Governments run on paper. Lots and lots of paper. Bills and amendments, laws, regulations, executive orders, oversight reports, government RFPs, bids, contracts, and countless other documents. The sheer volume of documents makes it impossible for anyone to keep up or have a complete picture.
In an effort to alleviate that problem, government leaders from both sides of the political spectrum have taken steps to increase transparency and accountability by making its documents more accessible and available.
In 2013 a Democratic President signed Executive Order 13642 making open and machine-readable documents the new default for government information.
Then in 2019 Congress passed and a Republican President signed into law the OPEN Government Data Act, which codifies in law openness, machine readability, and schema-standard-compliance as the default for all public information, including any record subject to disclosure under the Freedom of Information Act (FOIA).
That sounds great on paper (pun intended) but with literally millions of new documents generated by government every year, and countless legacy records, how can this machine-readable requirement work in practice?
Fortunately, recent advances in Artificial Intelligence / Generative AI and cloud computing, coupled with powerful document technologies like Extensible Markup Language (XML) and Declarative Markup, now make it possible to automatically create accessible, machine-readable renditions of government documents, as required by law.
With respect to a very important set of documents, Cabinet-level departments are expressly required by law to publish their quadrennial strategic plans as well as their annual performance plans and reports in machine-readable format, and that is good practice for sub-cabinet-level agencies as well. However, with 15 Cabinet departments and over 300 federal agencies, the volume of such information quickly becomes overwhelming.
Docugami’s powerful Document Engineering technology can be used to automatically analyze all federal agency strategic plans and convert the information they contain into data that can be used in myriad ways. With the document information now available as data, it’s easy for anyone – for example, an executive branch official monitoring the performance of key agencies, a Congressional oversight committee, an investigative journalist, or an interested citizen – to compile reports summarizing the strategic plans and progress of agencies against their goals.
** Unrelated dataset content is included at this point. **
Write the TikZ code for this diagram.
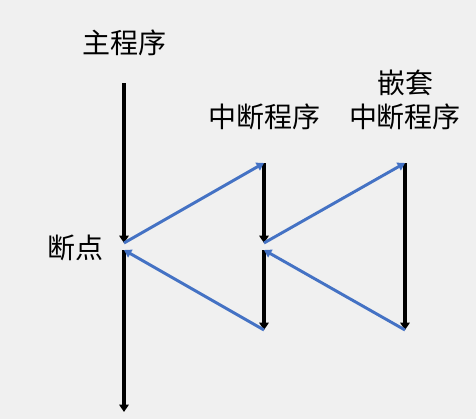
\documentclass[tikz,border=0pt]{standalone}
\usepackage{fontspec}
\newfontfamily\cjk{Noto Sans CJK SC}
\usetikzlibrary{arrows.meta}
\definecolor{bg}{RGB}{240,240,240}
\definecolor{lineblue}{RGB}{68,114,196}
\begin{document}
\begin{tikzpicture}[x=0.75pt,y=-0.75pt,
  flow/.style={line width=2.4pt,black,-{Triangle[length=5.5pt,width=7pt]}},
  jump/.style={line width=2.2pt,lineblue,-{Triangle[length=5.5pt,width=6.5pt]}},
  lbl/.style={font=\cjk\fontsize{21}{25}\selectfont,inner sep=0pt,align=center}]
\fill[bg] (0,0) rectangle (476,419);
\useasboundingbox (0,0) rectangle (476,419);
% labels
\node[lbl] (tmain) at (125,43) {主程序};
\node[lbl] (tint) at (265,117) {中断程序};
\node[lbl] (tnest) at (405,100) {嵌套\\中断程序};
\node[lbl] (tbp) at (75,248) {断点};
% coordinates
\coordinate (m0) at (124,83);
\coordinate (m1) at (124,243);
\coordinate (m2) at (124,250);
\coordinate (m3) at (124,412);
\coordinate (i0) at (264,163);
\coordinate (i1) at (264,243);
\coordinate (i2) at (264,250);
\coordinate (i3) at (264,330);
\coordinate (n0) at (405,163);
\coordinate (n1) at (405,330);
% black flows
\draw[flow] (m0) -- (m1);
\draw[flow] (m2) -- (m3);
\draw[flow] (i0) -- (i1);
\draw[flow] (i2) -- (i3);
\draw[flow] (n0) -- (n1);
% blue jumps
\draw[jump] (m1) -- (i0);
\draw[jump] (i3) -- (m2);
\draw[jump] (i1) -- (n0);
\draw[jump] (n1) -- (i2);
\end{tikzpicture}
\end{document}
A leading advocate of open, machine-readable government is Owen Ambur, an expert on records management who served for more than 14 years as a Congressional staff member, followed by nearly 20 years in the Executive branch. During the latter part of his career, he co-founded the government-wide XML community of practice, chartered by the federal CIO Council. Subsequently, he founded and co-chaired the committee that established Strategy Markup Language (StratML) as an international standard (ISO 17469-1). Now retired from government service, he is still working actively to foster adoption and usage of the StratML standard not only by government agencies but also all organizations whose plans and reports should be matters of public record, including charities and other tax-favored entities as well as corporations with respect to their social responsibility (CSR) plans and reports.
Earlier this month, several of us from Docugami joined with Owen at the annual Balisage conference of internationally renowned document markup experts to demonstrate how Docugami’s AI-powered Document Engineering can automatically identify and present all of the key data contained in voluminous government documents, unlocking that data for a wide range of uses.
As part of the demo, we uploaded Annual Performance Reports from the Office of Personnel Management in PDF format from 2015 onward into Docugami, and generated complete semantically tagged XML, machine-readable versions of these voluminous documents. We communicated to the knowledgeable audience that this was accomplished in 60 to 90 minutes, with dramatic time-to-value, and that every federal agency could do the same, creating richly tagged and curated versions of their unstructured documents with minimal effort.
In the second part of the demo, we noted that because government agencies structure and organize their strategic plans, performance plans, and performance reports in inconsistent ways, it can be challenging to analyze activity and progress across multiple agencies. To overcome this challenge, we showed how the machine-readable Docugami XML can be used to create StratML representations of these critical documents. Now anyone looking to analyze the strategic plans and performance across multiple agencies, across multiple years, can do so in a consistent and efficient manner.
There are many more examples of how AI-powered Document Engineering can unlock the information contained in unstructured government documents for greater insights, efficiency, and transparency. We are excited to work with government leaders and other stakeholders to demonstrate the benefits of improving access to public information.
And the benefits of Document Engineering extend across every sector.
Just as Docugami can convert PDFs of unstructured government performance reports into XML and useful reports in a matter of minutes, Docugami offers the same time-to-value for any company or organization. Simply point Docugami at your unstructured documents and convert them into XML. Then use that XML to power your workflows with a couple of clicks, using all your familiar tools, including no-code workflow tools, databases or analytics tools.
Documents are data, and data drives insight, efficiency, and impact.